To do: Find all the lines with "this" and gather them.

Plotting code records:
* begin *

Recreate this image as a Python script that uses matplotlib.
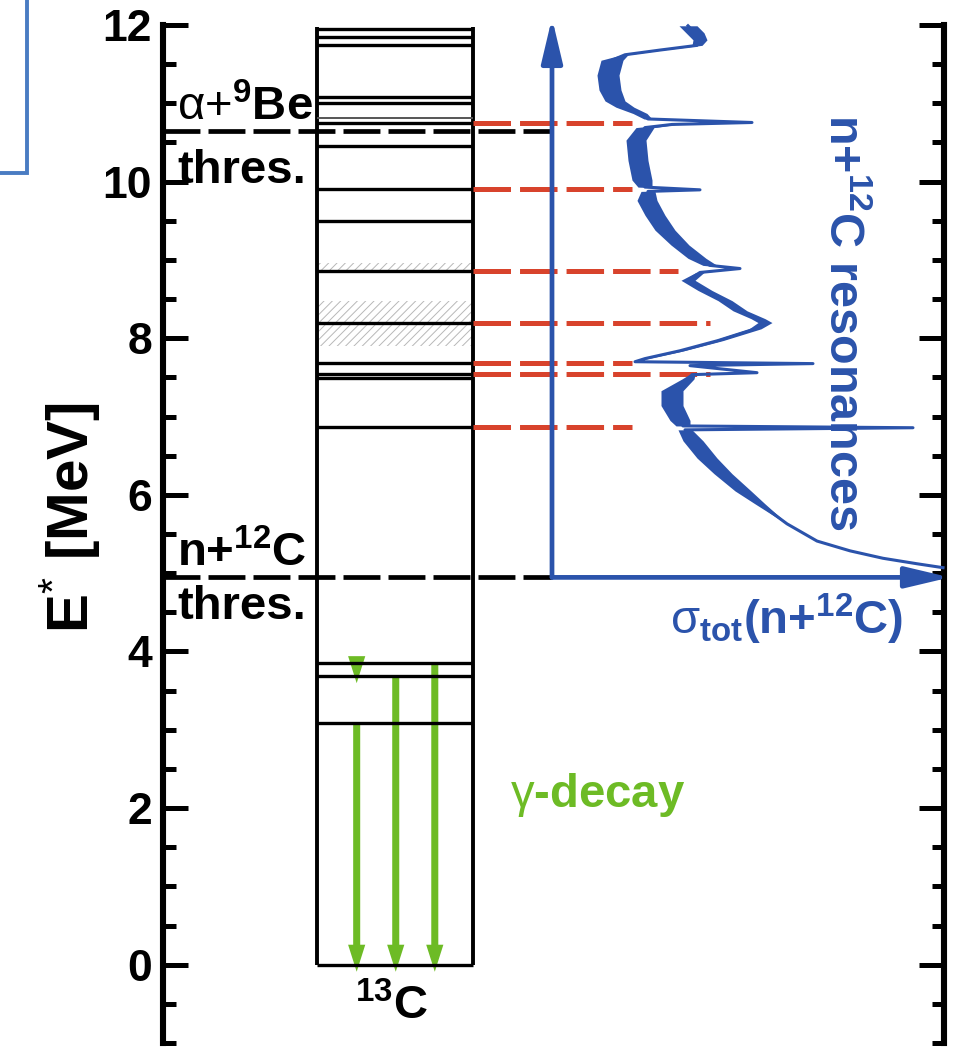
import matplotlib
matplotlib.use('Agg')
import matplotlib.pyplot as plt
from matplotlib.patches import FancyArrow, FancyArrowPatch, Rectangle
from matplotlib.ticker import MultipleLocator
import numpy as np

plt.rcParams['font.family'] = ['Liberation Sans', 'DejaVu Sans']
plt.rcParams['mathtext.fontset'] = 'custom'
plt.rcParams['mathtext.rm'] = 'Liberation Sans'
plt.rcParams['mathtext.bf'] = 'Liberation Sans:bold'
plt.rcParams['mathtext.it'] = 'Liberation Sans:italic'
plt.rcParams['lines.scale_dashes'] = False
plt.rcParams['hatch.linewidth'] = 0.7

# ---------------- data ----------------
# 13C excited levels [MeV]
levels_13C = [0.0, 3.089, 3.685, 3.854, 6.864, 7.492, 7.547, 7.686, 8.20, 8.86,
              9.50, 9.90, 10.46, 10.753, 10.818, 11.00, 11.08, 11.75, 11.85, 11.95]
# broad (hatched) level regions
broad_lo = [7.90, 8.86]
broad_hi = [8.48, 8.96]
# thresholds
thr_alpha9Be = 10.648
thr_n12C = 4.946
# levels seen as n+12C resonances (red dashed)
res_levels = [10.753, 9.90, 8.86, 8.20, 7.686, 7.547, 6.864]
# gamma transitions (from, to)
gamma_from = [3.089, 3.685, 3.854, 3.854]
gamma_to = [0.0, 0.0, 0.0, 3.685]

# total cross section n+12C (arb. units) vs E*
xs_E = [11.99, 11.90, 11.81, 11.74, 11.68, 11.62, 11.55, 11.36, 11.17, 11.03,
        10.95, 10.87, 10.80, 10.755, 10.73, 10.69, 10.53, 10.27, 10.02, 9.93,
        9.895, 9.875, 9.76, 9.57, 9.38, 9.19, 9.02, 8.93, 8.89, 8.84,
        8.74, 8.61, 8.48, 8.35, 8.25, 8.20, 8.12, 7.97, 7.84, 7.74,
        7.70, 7.676, 7.65, 7.56, 7.535, 7.48, 7.33, 7.14, 6.95, 6.88,
        6.857, 6.83, 6.69, 6.47, 6.27, 6.05, 5.885, 5.63, 5.41, 5.285,
        5.19, 5.12, 5.07]
xs_val = [136, 143, 148, 145, 108, 73, 60, 56, 58, 63,
          73, 88, 96, 200, 120, 93, 84, 86, 90, 93,
          148, 96, 95, 103, 113, 128, 145, 158, 188, 148,
          136, 153, 173, 188, 206, 213, 203, 166, 128, 93,
          83, 261, 138, 205, 140, 136, 120, 120, 128, 131,
          361, 133, 141, 155, 171, 191, 208, 235, 265, 298,
          331, 365, 391]
xs_noise = [9, 9, 7, 5, 2, 3, 11, 11, 11, 10,
            9, 7, 4, 0, 4, 9, 10, 10, 10, 7,
            0, 7, 10, 10, 10, 9, 9, 7, 0, 4,
            7, 7, 7, 7, 7, 7, 6, 5, 4, 3,
            1, 0, 2, 0, 3, 6, 11, 11, 10, 7,
            0, 7, 10, 10, 9, 8, 5, 0.5, 0, 0,
            0, 0, 0]

# ---------------- style ----------------
blue = '#2b53ab'
red = '#d8432c'
green = '#6dbb25'
box_l, box_r = 0.197, 0.397
blue_x = 0.498
gamma_x = [0.248, 0.298, 0.348, 0.248]
res_end = [0.6005, 0.6005, 0.659, 0.700, 0.6005, 0.700, 0.6005]
FS = 34

fig = plt.figure(figsize=(9.6, 10.52), dpi=100)
ax = fig.add_axes([163/960, 9/1052, 781/960, 1018/1052])
ax.set_xlim(0, 1)
ax.set_ylim(-1, 12)
for s in ['top', 'bottom']:
    ax.spines[s].set_visible(False)
for s in ['left', 'right']:
    ax.spines[s].set_linewidth(4.4)
ax.set_xticks([])
ax.yaxis.set_major_locator(MultipleLocator(2))
ax.yaxis.set_minor_locator(MultipleLocator(0.5))
ax.tick_params(axis='y', which='both', direction='in', left=True, right=True,
               labelleft=True, labelright=False)
ax.tick_params(axis='y', which='major', length=18, width=3.6, pad=8, labelsize=32)
ax.tick_params(axis='y', which='minor', length=9, width=3.6)
for lbl in ax.get_yticklabels():
    lbl.set_fontweight('bold')

# level box
ax.vlines([box_l, box_r], 0, 11.97, colors='k', lw=2.8)
for E in levels_13C:
    if E == 10.818:
        ax.hlines(E, box_l, box_r, colors='#555555', lw=1.4)
    else:
        ax.hlines(E, box_l, box_r, colors='k', lw=2.4)
for lo, hi in zip(broad_lo, broad_hi):
    ax.add_patch(Rectangle((box_l, lo), box_r - box_l, hi - lo, facecolor='none',
                           edgecolor='#b8b8b8', hatch='////', lw=0))

# thresholds
for thr in [thr_alpha9Be, thr_n12C]:
    ax.plot([0, blue_x], [thr, thr], color='k', lw=3.4, dashes=(26.6, 5.8),
            solid_capstyle='butt', dash_capstyle='butt')

# red dashed resonance lines
for E, xe in zip(res_levels, res_end):
    ax.plot([box_r, xe], [E, E], color=red, lw=3.6, dashes=(27, 6.5),
            dash_capstyle='butt')

# gamma arrows
hl = 0.345
for xg, ef, et in zip(gamma_x, gamma_from, gamma_to):
    tip = et - 0.09
    start = max(ef, tip + hl)
    ax.add_patch(FancyArrow(xg, start, 0, tip - start, width=0.009, head_width=0.022,
                            head_length=hl, length_includes_head=True,
                            color=green, lw=0))

# cross-section panel
ax2 = fig.add_axes([552/960, 9/1052, 392/960, 1018/1052], sharey=ax)
ax2.axis('off')
ax2.set_xlim(0, 392)
ax2.set_ylim(-1, 12)
E_arr = np.array(xs_E)
v = np.array(xs_val)
w = np.array(xs_noise)
ax2.fill_betweenx(E_arr, v - w, v + w, color=blue, lw=0, clip_on=False)
ax2.plot(v, E_arr, color=blue, lw=2.2, clip_on=False)
for (x0, y0, x1, y1) in [(0, thr_n12C, 0, 12.09), (0, thr_n12C, 398, thr_n12C)]:
    ar = FancyArrowPatch((x0, y0), (x1, y1), arrowstyle='-|>,head_length=1.35,head_width=0.32',
                         mutation_scale=20, lw=3.4, color=blue, shrinkA=0, shrinkB=0,
                         clip_on=False)
    ax2.add_patch(ar)

# texts
tkw = dict(fontsize=FS, fontweight='bold')
ax.text(0.018, 10.785, r'$\mathrm{\alpha{+}}^{\mathbf{9}}\mathbf{Be}$', fontsize=FS,
        ha='left', va='baseline')
ax.text(0.018, 9.98, 'thres.', ha='left', va='baseline', **tkw)
ax.text(0.018, 5.08, r'n+$^{\mathbf{12}}$C', ha='left', va='baseline', **tkw)
ax.text(0.018, 4.41, 'thres.', ha='left', va='baseline', **tkw)
ax.text(0.293, -0.70, r'$^{\mathbf{13}}$C', ha='center', va='baseline', **tkw)
ax.text(0.444, 2.02, r'$\mathrm{\gamma}$-decay', ha='left', va='baseline',
        color=green, **tkw)
ax.text(0.649, 4.22, r'$\mathrm{\sigma}_{\mathbf{tot}}$(n+$^{\mathbf{12}}$C)', ha='left',
        va='baseline', color=blue, **tkw)
ax.text(0.8707, 8.2, r'n+$^{\mathbf{12}}$C resonances', ha='center', va='center',
        rotation=-90, color=blue, fontsize=35, fontweight='bold')

fig.text(70/960, 1 - 518/1052, r'E$^{*}$ [MeV]', rotation=90, ha='center', va='center',
         fontsize=42, fontweight='bold')

# partial frame in the top-left corner
fig.patches.append(Rectangle((-0.05, 1 - 173/1052), 27/960 + 0.05, 0.3,
                             transform=fig.transFigure, fill=False,
                             edgecolor='#4a7cc2', lw=2.8))

fig.savefig('out.png', dpi=100)
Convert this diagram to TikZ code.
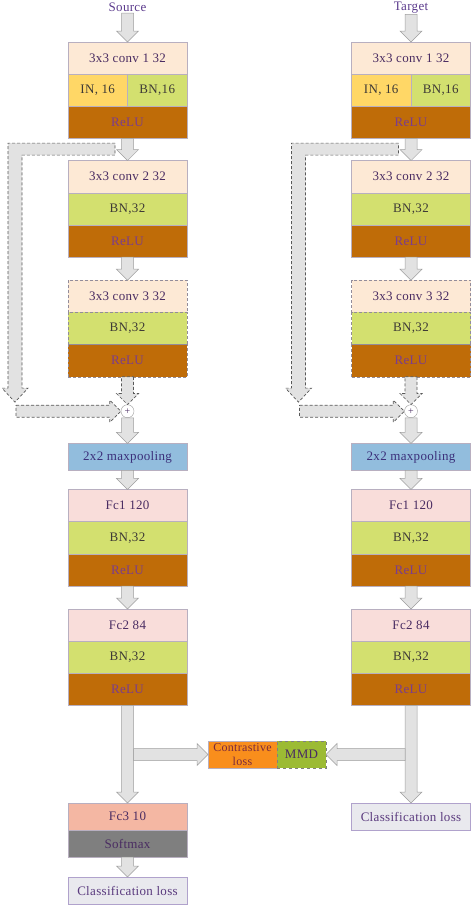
\documentclass[tikz,border=0pt]{standalone}
\usepackage{fontspec}
\setmainfont{Liberation Serif}[LetterSpace=2.5]
\usepackage{tikz}
\usetikzlibrary{positioning, calc}
\definecolor{convpeach}{HTML}{FDE9D5}
\definecolor{ingold}{HTML}{FFD766}
\definecolor{bngreen}{HTML}{D3E06F}
\definecolor{relubrown}{HTML}{BF6C08}
\definecolor{poolblue}{HTML}{92BDDD}
\definecolor{fcpink}{HTML}{F9DDDA}
\definecolor{fcsalmon}{HTML}{F4B7A3}
\definecolor{softgray}{HTML}{7F7F7F}
\definecolor{lossgray}{HTML}{E9E9EE}
\definecolor{lossedge}{HTML}{B0A2CC}
\definecolor{conorange}{HTML}{F98E1C}
\definecolor{mmdgreen}{HTML}{9CBB34}
\definecolor{arrowfill}{HTML}{E2E2E2}
\definecolor{arrowedge}{HTML}{9E9E9E}
\definecolor{edgegray}{HTML}{B8AFC0}
\definecolor{txtpurple}{HTML}{4A2C62}
\definecolor{txtdark}{HTML}{3E3A36}
\definecolor{relutxt}{HTML}{7A3C8E}
\definecolor{pooltxt}{HTML}{3B2F7A}
\definecolor{losstxt}{HTML}{5A3A7E}
\definecolor{contxt}{HTML}{7A2A3E}
\definecolor{labtxt}{HTML}{5B3A8C}
\newcommand{\blkfont}{\fontsize{13}{15}\selectfont}
\newcommand{\arrshaft}{6pt}
\newcommand{\arrhead}{11pt}
\newcommand{\arrlen}{11pt}
\tikzset{
    blk/.style={
        rectangle,
        draw=edgegray,
        line width=0.4pt,
        minimum width=119pt,
        minimum height=32.2pt,
        inner sep=0pt,
        outer sep=0pt,
        font=\blkfont,
        text=txtpurple
    },
    conv/.style={blk, fill=convpeach},
    halfbn/.style={blk, minimum width=59.5pt, text=txtdark},
    bn/.style={blk, fill=bngreen, text=txtdark},
    relu/.style={blk, fill=relubrown, text=relutxt},
    pool/.style={blk, fill=poolblue, minimum height=27pt, text=pooltxt},
    fc/.style={blk, fill=fcpink},
    softmax/.style={blk, fill=softgray, minimum height=27pt},
    lossbox/.style={blk, fill=lossgray, draw=lossedge, minimum height=27pt, text=losstxt},
    dashedblk/.style={draw=edgegray!80!black, dash pattern=on 3pt off 2pt},
    streamlbl/.style={font=\blkfont, text=labtxt, inner sep=1pt},
    adder/.style={
        circle,
        draw=arrowedge,
        fill=white,
        minimum size=13pt,
        inner sep=0pt,
        font=\fontsize{10}{10}\selectfont,
        text=txtpurple
    },
    fatarrow/.style={
        fill=arrowfill,
        draw=arrowedge,
        line width=0.5pt,
        to path={
            ($(\tikztotarget)!\arrlen!(\tikztostart)$) coordinate (fa-base)
            ($(\tikztostart)!\arrshaft!90:(\tikztotarget)$)
            -- ($(fa-base)!\arrshaft!-90:(\tikztostart)$)
            -- ($(fa-base)!\arrhead!-90:(\tikztostart)$)
            -- (\tikztotarget)
            -- ($(fa-base)!\arrhead!90:(\tikztostart)$)
            -- ($(fa-base)!\arrshaft!90:(\tikztostart)$)
            -- ($(\tikztostart)!\arrshaft!-90:(\tikztotarget)$)
            -- cycle
        }
    },
    skipline/.style={fill=arrowfill, draw=black!65, line width=0.7pt, dash pattern=on 3pt off 2pt},
    skiparrow/.style={fatarrow, draw=black!65, line width=0.7pt, dash pattern=on 3pt off 2pt}
}
\begin{document}
\begin{tikzpicture}[x=1pt, y=-1pt]
\useasboundingbox (0,0) rectangle (474,905);

% two streams
\foreach \c/\lab/\x in {s/Source/127.5, t/Target/411}{
    \node[streamlbl] (\c-lab) at (\x,7.5) {\lab};
    \node[conv, anchor=north] (\c-conv1) at (\x,42) {3x3 conv 1 32};
    \node[halfbn, fill=ingold, anchor=north west] (\c-in) at (\c-conv1.south west) {IN, 16};
    \node[halfbn, fill=bngreen, right=0pt of \c-in] (\c-bn1) {BN,16};
    \node[relu, below=0pt of \c-in.south east] (\c-relu1) {ReLU};

    \node[conv, below=22pt of \c-relu1] (\c-conv2) {3x3 conv 2 32};
    \node[bn, below=0pt of \c-conv2] (\c-bn2) {BN,32};
    \node[relu, below=0pt of \c-bn2] (\c-relu2) {ReLU};

    \node[conv, dashedblk, below=23pt of \c-relu2] (\c-conv3) {3x3 conv 3 32};
    \node[bn, dashedblk, below=0pt of \c-conv3] (\c-bn3) {BN,32};
    \node[relu, dashedblk, below=0pt of \c-bn3] (\c-relu3) {ReLU};

    \node[adder, below=27.7pt of \c-relu3] (\c-plus) {+};
    \node[pool, below=25.5pt of \c-plus] (\c-pool) {2x2 maxpooling};

    \node[fc, below=19pt of \c-pool] (\c-fc1) {Fc1 120};
    \node[bn, below=0pt of \c-fc1] (\c-bn4) {BN,32};
    \node[relu, below=0pt of \c-bn4] (\c-relu4) {ReLU};

    \node[fc, below=23pt of \c-relu4] (\c-fc2) {Fc2 84};
    \node[bn, below=0pt of \c-fc2] (\c-bn5) {BN,32};
    \node[relu, below=0pt of \c-bn5] (\c-relu5) {ReLU};

    \draw[fatarrow] (\c-lab.south) to (\c-conv1.north);
    \draw[fatarrow] (\c-relu1.south) to (\c-conv2.north);
    \draw[fatarrow] (\c-relu2.south) to (\c-conv3.north);
    \draw[skiparrow] (\c-relu3.south) to (\c-plus.north);
    \draw[fatarrow] (\c-plus.south) to (\c-pool.north);
    \draw[fatarrow] (\c-pool.south) to (\c-fc1.north);
    \draw[fatarrow] (\c-relu4.south) to (\c-fc2.north);

    % shortcut
    \draw[skipline] ($(\c-relu1.south)+(-12.5,4.5)$) -- ++(-107,0) -- ++(0,245) -- ++(-6,0)
        -- ++(13,14) -- ++(13,-14) -- ++(-6,0) -- ++(0,-233) -- ++(93,0) -- cycle;
    \coordinate (\c-skipin) at ($(\c-plus)+(-111.5,0)$);
    \draw[skiparrow] (\c-skipin) to (\c-plus.west);
}

\node[fc, fill=fcsalmon, minimum height=27pt, anchor=north] (s-fc3) at (127.5,803) {Fc3 10};
\node[softmax, below=0pt of s-fc3] (s-soft) {Softmax};
\node[lossbox, below=20pt of s-soft] (s-loss) {Classification loss};
\node[lossbox, anchor=north] (t-loss) at (411,803) {Classification loss};

\node[blk, fill=conorange, minimum width=69pt, minimum height=27pt, text=contxt, align=center,
    font=\fontsize{12}{13.5}\selectfont] (cl) at (242.5,754.5) {Contrastive\\loss};
\node[blk, fill=mmdgreen, minimum width=49pt, minimum height=27pt, draw=gray, dashed, right=0pt of cl] (mmd) {MMD};

\draw[fatarrow] (s-relu5.south) to (s-fc3.north);
\draw[fatarrow] (s-soft.south) to (s-loss.north);
\draw[fatarrow] (t-relu5.south) to (t-loss.north);

\coordinate (s-x) at ($(s-relu5.south)+(6,0)$);
\coordinate (s-branch) at (s-x |- cl.west);
\draw[fatarrow] (s-branch) to (cl.west);
\coordinate (t-x) at ($(t-relu5.south)+(-6,0)$);
\coordinate (t-branch) at (t-x |- mmd.east);
\draw[fatarrow] (t-branch) to (mmd.east);

\end{tikzpicture}
\end{document}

* end *

Written solution:
Recreate this image as a Python script that uses matplotlib.
Convert this diagram to TikZ code.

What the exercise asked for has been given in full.